Sterling may recover some ground if efforts to fight Johnson’s Brexit strategy have any success, strategists say. Traders will be watching court challenges from Tuesday, when lawmakers will reconvene in the House of Commons to combat a no-deal Brexit before the month-long suspension kicks in.
“This is a make or break week for the opposition parties here,” said Peter Chatwell, a strategist at Mizuho International Plc. “Parliamentary arithmetic, and the speaker, should allow them to make progress and I expect there to be a small rally in the pound.”
The U.K. currency hit the lowest since January 2017 earlier this month, and has seen some big swings since then as the new prime minister makes his mark. A measure of sterling volatility over the next three months, covering the Oct. 31 deadline to leave the European Union, has surged to the highest this year.
Lawmakers hope to block no-deal by forcing Johnson to ask the EU for an extension in the event an accord has not been agreed by end-October. Chatwell warns it is “highly unlikely to be plain sailing.” The last time Parliament attempted to find alternative solutions in March, none of the Brexit options got a majority and the deadlock continued.
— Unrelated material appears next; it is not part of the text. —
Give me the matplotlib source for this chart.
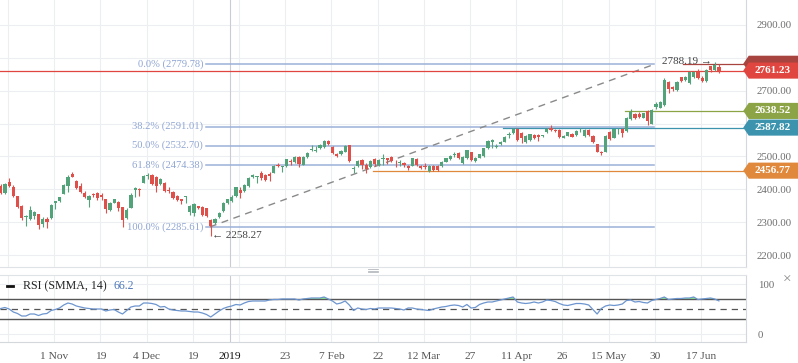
import numpy as np
import matplotlib.pyplot as plt
from matplotlib.patches import Polygon
from matplotlib.lines import Line2D

plt.rcParams['font.family'] = ['Liberation Serif', 'DejaVu Sans']

# daily OHLC (one bar per trading day, mid Oct 2018 - 21 Jun 2019)
opens = [2410, 2390, 2421, 2408, 2379, 2349, 2316, 2309, 2320, 2324,
         2294, 2310, 2312, 2357, 2364, 2387, 2410, 2447, 2425, 2410,
         2388, 2367, 2385, 2388, 2383, 2369, 2337, 2359, 2362, 2345,
         2312, 2344, 2398, 2402, 2420, 2442, 2444, 2436, 2416, 2418,
         2398, 2392, 2380, 2370, 2377, 2330, 2328, 2348, 2347, 2342,
         2306, 2298, 2315, 2335, 2357, 2365, 2380, 2398, 2396, 2410,
         2438, 2437, 2451, 2443, 2446, 2451, 2475, 2467, 2471, 2486,
         2484, 2499, 2475, 2497, 2520, 2518, 2525, 2530, 2548, 2530,
         2506, 2507, 2515, 2534, 2461, 2471, 2489, 2474, 2469, 2491,
         2474, 2493, 2494, 2499, 2487, 2479, 2481, 2472, 2472, 2492,
         2472, 2470, 2456, 2472, 2470, 2472, 2484, 2492, 2505, 2509,
         2479, 2496, 2512, 2486, 2496, 2501, 2525, 2545, 2530, 2537,
         2545, 2566, 2570, 2583, 2570, 2543, 2550, 2565, 2565, 2562,
         2575, 2587, 2581, 2580, 2557, 2563, 2568, 2565, 2582, 2562,
         2580, 2563, 2537, 2515, 2515, 2575, 2557, 2576, 2585, 2577,
         2615, 2628, 2628, 2618, 2638, 2600, 2651, 2648, 2657, 2728,
         2712, 2702, 2741, 2733, 2722, 2743, 2758, 2740, 2730, 2774,
         2763, 2773]
highs = [2415, 2420, 2433, 2412, 2381, 2351, 2322, 2349, 2334, 2326,
         2317, 2317, 2354, 2365, 2378, 2417, 2443, 2454, 2428, 2418,
         2395, 2382, 2390, 2392, 2390, 2372, 2362, 2372, 2365, 2347,
         2342, 2388, 2408, 2404, 2443, 2449, 2448, 2440, 2434, 2422,
         2406, 2395, 2382, 2372, 2380, 2353, 2358, 2350, 2349, 2344,
         2310, 2314, 2330, 2362, 2372, 2382, 2408, 2408, 2415, 2436,
         2446, 2439, 2457, 2446, 2452, 2474, 2481, 2470, 2493, 2492,
         2500, 2501, 2500, 2514, 2535, 2532, 2538, 2550, 2550, 2533,
         2509, 2521, 2536, 2535, 2471, 2489, 2492, 2479, 2488, 2494,
         2492, 2506, 2496, 2502, 2489, 2489, 2484, 2475, 2496, 2495,
         2474, 2479, 2474, 2475, 2473, 2486, 2496, 2504, 2512, 2512,
         2501, 2521, 2515, 2498, 2508, 2527, 2549, 2552, 2537, 2547,
         2563, 2575, 2588, 2587, 2575, 2566, 2569, 2568, 2567, 2565,
         2586, 2597, 2584, 2584, 2566, 2575, 2571, 2579, 2588, 2582,
         2583, 2566, 2539, 2517, 2565, 2578, 2585, 2588, 2588, 2620,
         2645, 2632, 2634, 2633, 2640, 2644, 2666, 2670, 2738, 2730,
         2715, 2730, 2743, 2746, 2760, 2759, 2766, 2745, 2765, 2776,
         2788.19, 2780]
lows = [2385, 2387, 2408, 2378, 2343, 2307, 2288, 2307, 2310, 2278,
        2286, 2281, 2310, 2339, 2362, 2385, 2392, 2436, 2400, 2388,
        2374, 2347, 2378, 2368, 2368, 2327, 2335, 2357, 2334, 2284,
        2309, 2342, 2378, 2381, 2418, 2430, 2413, 2393, 2412, 2393,
        2388, 2370, 2365, 2354, 2357, 2322, 2320, 2340, 2320, 2316,
        2258.27, 2295, 2312, 2332, 2355, 2362, 2378, 2374, 2393, 2408,
        2433, 2420, 2428, 2425, 2425, 2449, 2469, 2454, 2469, 2474,
        2481, 2469, 2473, 2494, 2518, 2515, 2522, 2525, 2535, 2506,
        2497, 2504, 2512, 2484, 2449, 2468, 2461, 2449, 2466, 2472,
        2471, 2474, 2476, 2484, 2469, 2472, 2469, 2459, 2470, 2470,
        2462, 2462, 2453, 2456, 2456, 2469, 2482, 2490, 2499, 2493,
        2476, 2493, 2486, 2482, 2494, 2499, 2523, 2525, 2525, 2535,
        2543, 2557, 2567, 2547, 2540, 2541, 2548, 2552, 2547, 2559,
        2571, 2577, 2574, 2557, 2555, 2561, 2558, 2563, 2573, 2560,
        2562, 2542, 2512, 2504, 2512, 2550, 2555, 2567, 2560, 2575,
        2612, 2613, 2616, 2616, 2596, 2598, 2645, 2647, 2652, 2692,
        2698, 2700, 2728, 2731, 2720, 2738, 2736, 2725, 2725, 2757,
        2761, 2753]
closes = [2388, 2416, 2411, 2381, 2345, 2312, 2319, 2337, 2332, 2291,
          2311, 2301, 2352, 2363, 2376, 2414, 2438, 2438, 2403, 2393,
          2376, 2380, 2382, 2373, 2378, 2340, 2359, 2369, 2342, 2307,
          2337, 2383, 2403, 2398, 2440, 2445, 2415, 2410, 2430, 2396,
          2394, 2373, 2368, 2364, 2379, 2350, 2356, 2344, 2322, 2318,
          2289, 2311, 2327, 2357, 2369, 2377, 2406, 2390, 2413, 2433,
          2443, 2438, 2433, 2428, 2439, 2472, 2471, 2469, 2491, 2482,
          2497, 2477, 2497, 2511, 2522, 2520, 2535, 2547, 2538, 2510,
          2501, 2517, 2533, 2487, 2463, 2486, 2474, 2461, 2486, 2476,
          2489, 2495, 2489, 2487, 2485, 2484, 2474, 2464, 2494, 2474,
          2466, 2467, 2472, 2459, 2459, 2484, 2494, 2502, 2507, 2496,
          2499, 2519, 2489, 2496, 2506, 2525, 2547, 2550, 2532, 2545,
          2560, 2568, 2585, 2550, 2557, 2563, 2567, 2555, 2560, 2563,
          2583, 2580, 2577, 2560, 2563, 2573, 2560, 2577, 2584, 2580,
          2565, 2545, 2515, 2509, 2562, 2553, 2583, 2578, 2570, 2618,
          2636, 2616, 2621, 2631, 2608, 2641, 2661, 2666, 2733, 2705,
          2705, 2727, 2730, 2743, 2758, 2756, 2738, 2730, 2763, 2764,
          2778, 2761.23]

rsi = [51, 53, 50, 44, 41, 36, 36, 40, 40, 37,
       40, 41, 47, 49, 52, 58, 62, 60, 56, 54,
       52, 51, 50, 50, 50, 46, 48, 49, 44, 40,
       47, 54, 56, 56, 62, 62, 61, 59, 54, 55,
       50, 48, 47, 46, 46, 45, 44, 44, 42, 39,
       34, 40, 46, 51, 54, 56, 59, 58, 62, 65,
       66, 66, 66, 66, 68, 69, 69, 70, 70, 70,
       70, 68, 70, 71, 72, 72, 72, 74, 70, 66,
       60, 62, 66, 58, 47, 52, 50, 49, 51, 50,
       52, 52, 52, 52, 51, 50, 48, 52, 52, 50,
       49, 48, 47, 50, 52, 54, 55, 57, 58, 57,
       54, 59, 52, 53, 59, 62, 64, 64, 66, 68,
       70, 72, 74, 64, 62, 61, 62, 64, 62, 64,
       68, 67, 65, 61, 58, 57, 59, 61, 61, 60,
       58, 49, 40, 51, 56, 58, 57, 58, 60, 67,
       68, 64, 65, 63, 62, 67, 69, 71, 74, 69,
       70, 71, 71, 72, 72, 74, 69, 70, 71, 72,
       70, 66.2]

date_labels = ['1 Nov', '19', '4 Dec', '19', '2019', '23', '7 Feb', '22',
               '12 Mar', '27', '11 Apr', '26', '15 May', '30', '17 Jun']
date_pos = [12.75, 23.75, 34.75, 45.75, 54.6, 67.75, 78.75, 89.75,
            100.75, 111.75, 122.75, 133.75, 144.75, 155.75, 166.75]

# price axis labels that are not hidden behind the price tags
price_ticks = [2200, 2300, 2400, 2500, 2700, 2900]

fib_names = ['0.0%', '38.2%', '50.0%', '61.8%', '100.0%']
fib_vals = [2779.78, 2591.01, 2532.70, 2474.38, 2285.61]

# the first tag sits behind the 2761.23 tag, its value is not readable
level_vals = [2782.0, 2761.23, 2638.52, 2587.82, 2456.77]
level_text = ['', '2761.23', '2638.52', '2587.82', '2456.77']
level_start = [162.5, -1.0, 148.6, 119.6, 88.6]
level_colors = ['#a8443f', '#e0463f', '#8da446', '#3b93ad', '#e0893c']

W, H = 798, 363
fig = plt.figure(figsize=(W / 100, H / 100), dpi=100)
ax = fig.add_axes([0, 1 - 267 / H, 745.5 / W, 267 / H])
ax2 = fig.add_axes([0, 1 - 342 / H, 745.5 / W, 67 / H])

n = len(closes)
x = np.arange(n)
xmin, xmax = -0.17, 177.33
grid_x = 1.75 + 11 * np.arange(16)
gridc = '#eceef2'

for a in (ax, ax2):
    a.set_xlim(xmin, xmax)
    for g in grid_x:
        a.axvline(g, color=gridc, lw=0.8, zorder=0)
    a.axvline(54.6, color='#c9cdd3', lw=0.8, zorder=0.5)
    for s in ('left', 'top'):
        a.spines[s].set_visible(False)
    a.spines['right'].set_color('#d4d7dc')
    a.spines['bottom'].set_color('#dfe2e6')

# ---- price panel
ax.set_ylim(2163.6, 2976)
for yv in range(2200, 3000, 100):
    ax.axhline(yv, color=gridc, lw=0.8, zorder=0)
ax.yaxis.tick_right()
ax.set_yticks(price_ticks)
ax.set_yticklabels(['%.2f' % v for v in price_ticks])
ax.tick_params(axis='y', length=0, pad=8, labelsize=7.8, colors='#6e6e6e')
ax.set_xticks([])

o = np.array(opens); c = np.array(closes)
up = c >= o
cols = np.where(up, '#52a37a', '#df504b')
body_lo = np.minimum(o, c)
body_h = np.maximum(np.abs(c - o), 2.5)
ax.vlines(x, lows, highs, colors=cols, lw=0.8, zorder=3)
ax.bar(x, body_h, bottom=body_lo, width=0.76, color=cols, lw=0, zorder=3)

# fibonacci retracement
for name, v in zip(fib_names, fib_vals):
    ax.plot([48.9, 155.5], [v, v], color='#9bb0d9', lw=1.1, zorder=2)
    ax.text(48.2, v, '%s (%.2f)' % (name, v), ha='right', va='center',
            fontsize=7.6, color='#8fa5d3', zorder=4)
ax.plot([49.8, 155.5], [fib_vals[-1], fib_vals[0]], color='#8a8a8a', lw=1,
        ls=(0, (5, 4)), zorder=2)

# horizontal levels with price tags
half = 24.5
for k, (v, t, s, col) in enumerate(zip(level_vals, level_text, level_start,
                                       level_colors)):
    ax.plot([s, xmax], [v, v], color=col, lw=0.9, zorder=2.6)
    z = 5 if k == 0 else 6
    poly = Polygon([(176.8, v), (178.1, v + half), (191, v + half),
                    (191, v - half), (178.1, v - half)], closed=True,
                   fc=col, ec='none', clip_on=False, zorder=z)
    ax.add_patch(poly)
    if t:
        ax.text(183.7, v, t, ha='center', va='center', fontsize=8,
                fontweight='bold', color='white', clip_on=False, zorder=z)

ax.text(50.3, 2258.27, '\u2190 2258.27', ha='left', va='center',
        fontsize=8, color='#444444', zorder=4)
ax.text(169.3, 2788.19, '2788.19 \u2192', ha='right', va='center',
        fontsize=8, color='#444444', zorder=4)

# ---- RSI panel
r = np.array(rsi, dtype=float)
ax2.set_ylim(-16, 118)
ax2.spines['top'].set_visible(True)
ax2.spines['top'].set_color('#dfe2e6')
ax2.spines['bottom'].set_color('#d4d7dc')
for yv in (0, 100):
    ax2.axhline(yv, color=gridc, lw=0.8, zorder=0)
ax2.axhline(70, color='#555555', lw=1, zorder=1)
ax2.axhline(30, color='#555555', lw=1, zorder=1)
ax2.axhline(50, color='#555555', lw=0.9, ls=(0, (5, 4)), zorder=1)
ax2.fill_between(x, r, 70, where=r > 70, interpolate=True,
                 color='#86d886', lw=0, zorder=2)
ax2.plot(x, r, color='#6d95cf', lw=0.9, zorder=3)
ax2.yaxis.tick_right()
ax2.set_yticks([0, 100])
ax2.set_yticklabels(['0', '100'])
ax2.tick_params(axis='y', length=0, pad=9, labelsize=7.8, colors='#6e6e6e')
ax2.set_xticks(date_pos)
ax2.set_xticklabels(date_labels)
ax2.tick_params(axis='x', length=0, pad=7, labelsize=8.2, colors='#555555')
for lab in ax2.get_xticklabels():
    if lab.get_text() == '2019':
        lab.set_color('#111111')

fig.add_artist(Line2D([7 / W, 13 / W], [1 - 286 / H] * 2, color='#111111',
                      lw=2, transform=fig.transFigure))
fig.text(23 / W, 1 - 286 / H, 'RSI (SMMA, 14)', ha='left', va='center',
         fontsize=8.6, color='#222222')
fig.text(113 / W, 1 - 286 / H, '%.1f' % rsi[-1], ha='left', va='center',
         fontsize=8.6, color='#4f78bb')
fig.text(787 / W, 1 - 280 / H, '\u00d7', ha='center', va='center',
         fontsize=11, color='#8a8a8a')
for yy in (269.2, 270.8, 272.4):
    fig.add_artist(Line2D([368 / W, 378 / W], [1 - yy / H] * 2,
                          color='#b3b7bd', lw=0.6, transform=fig.transFigure))

fig.savefig('out.png', dpi=100)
The pound has stabilized at around $1.22 after slumping on news of the Parliament’s suspension from Sept. 12 to Oct. 14. A frantic series of court proceedings in Edinburgh, London and Belfast will try to overturn that, while more event risk comes in the form of testimony from Bank of England policy makers plus services data that will show the latest impact of Brexit on the U.K. economy.
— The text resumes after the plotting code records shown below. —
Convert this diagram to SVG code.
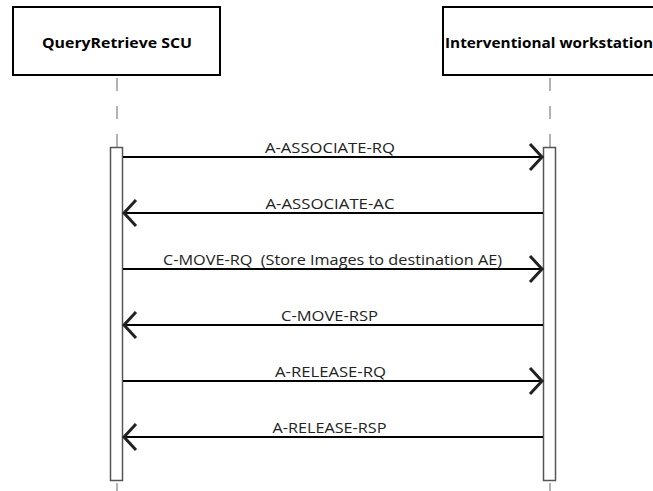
<svg xmlns="http://www.w3.org/2000/svg" width="653" height="491" viewBox="0 0 653 491">
  <style>
    .box { fill: #ffffff; stroke: #000000; stroke-width: 2; }
    .title { font-family: "Open Sans", "Noto Sans", sans-serif; font-weight: bold; font-size: 15px; fill: #000; text-anchor: middle; }
    .life { stroke: #999999; stroke-width: 1.5; stroke-dasharray: 13 15; fill: none; }
    .act { fill: #ffffff; stroke: #555555; stroke-width: 1.5; }
    .msg { stroke: #000000; stroke-width: 2; fill: none; }
    .head { stroke: #222222; stroke-width: 3; fill: none; stroke-linejoin: miter; }
    .lbl { font-family: "Open Sans", "Noto Sans", sans-serif; font-size: 14px; fill: #222; text-anchor: middle; }
  </style>
  <rect width="653" height="491" fill="#ffffff"/>
  <g id="querySCU">
    <line class="life" x1="117" y1="78" x2="117" y2="147"/>
    <line class="life" x1="117" y1="483" x2="117" y2="491" style="stroke-dasharray:none"/>
    <rect class="box" x="13" y="7" width="207" height="68"/>
    <text class="title" x="117" y="48" textLength="150" lengthAdjust="spacingAndGlyphs">QueryRetrieve SCU</text>
    <rect class="act" x="110.5" y="147.5" width="12" height="333"/>
  </g>
  <g id="workstation">
    <line class="life" x1="550" y1="78" x2="550" y2="147"/>
    <line class="life" x1="550" y1="483" x2="550" y2="491" style="stroke-dasharray:none"/>
    <rect class="box" x="443" y="7" width="215" height="68"/>
    <text class="title" x="549" y="48" textLength="208" lengthAdjust="spacingAndGlyphs">Interventional workstation</text>
    <rect class="act" x="543.5" y="147.5" width="12" height="333"/>
  </g>
  <g id="connectors">
    <line class="msg" x1="123" y1="157" x2="542" y2="157"/>
    <polyline class="head" points="530,144 542,157 530,170"/>
    <text class="lbl" x="330" y="152.5" textLength="130" lengthAdjust="spacingAndGlyphs">A-ASSOCIATE-RQ</text>

    <line class="msg" x1="124" y1="213" x2="543" y2="213"/>
    <polyline class="head" points="136,200 124,213 136,226"/>
    <text class="lbl" x="330" y="208.5" textLength="129" lengthAdjust="spacingAndGlyphs">A-ASSOCIATE-AC</text>

    <line class="msg" x1="123" y1="269" x2="542" y2="269"/>
    <polyline class="head" points="530,256 542,269 530,282"/>
    <text class="lbl" x="332.5" y="264.5" textLength="339" lengthAdjust="spacingAndGlyphs" xml:space="preserve">C-MOVE-RQ  (Store Images to destination AE)</text>

    <line class="msg" x1="124" y1="325" x2="543" y2="325"/>
    <polyline class="head" points="136,312 124,325 136,338"/>
    <text class="lbl" x="329.5" y="320.5" textLength="97" lengthAdjust="spacingAndGlyphs">C-MOVE-RSP</text>

    <line class="msg" x1="123" y1="381" x2="542" y2="381"/>
    <polyline class="head" points="530,368 542,381 530,394"/>
    <text class="lbl" x="330.5" y="376.5" textLength="111" lengthAdjust="spacingAndGlyphs">A-RELEASE-RQ</text>

    <line class="msg" x1="124" y1="437" x2="543" y2="437"/>
    <polyline class="head" points="136,424 124,437 136,450"/>
    <text class="lbl" x="329.5" y="432.5" textLength="114" lengthAdjust="spacingAndGlyphs">A-RELEASE-RSP</text>
  </g>
</svg>
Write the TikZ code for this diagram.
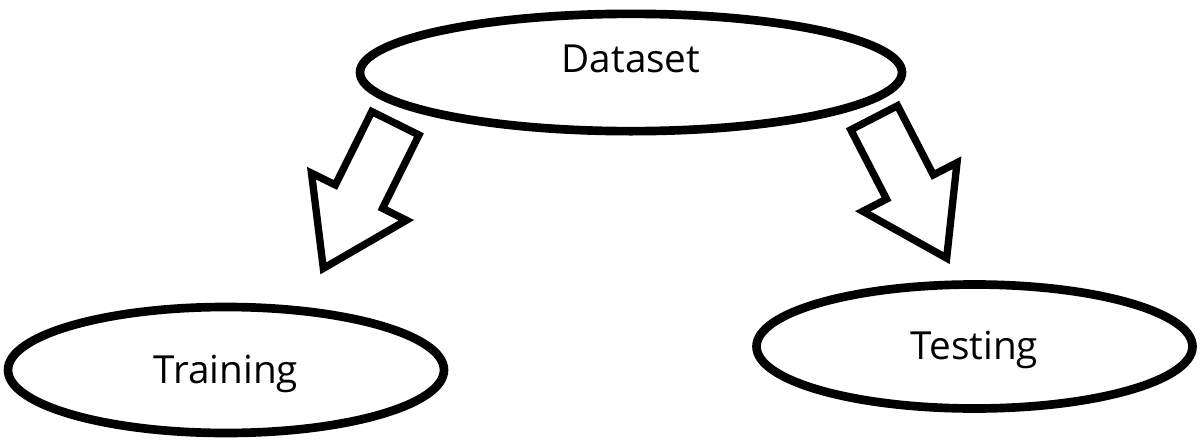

While trading continues to be “held hostage by politics,” a lot of the options from here are positive for the pound, according to Jordan Rochester, an analyst at Nomura International Plc. He is recommending going short on euro-sterling, with either a court ruling against Johnson or a successful bid by MPs to prevent no deal set to boost sterling.
Jeremy Stretch, head of G-10 currency strategy at Canadian Imperial Bank of Commerce, also thinks market sentiment will improve.
“While the time is short, I would expect something to pass through the House, prior to the start of the prorogation period,” said Stretch. “That should encourage markets to pare back hard-exit expectations, boosting sterling in the process.”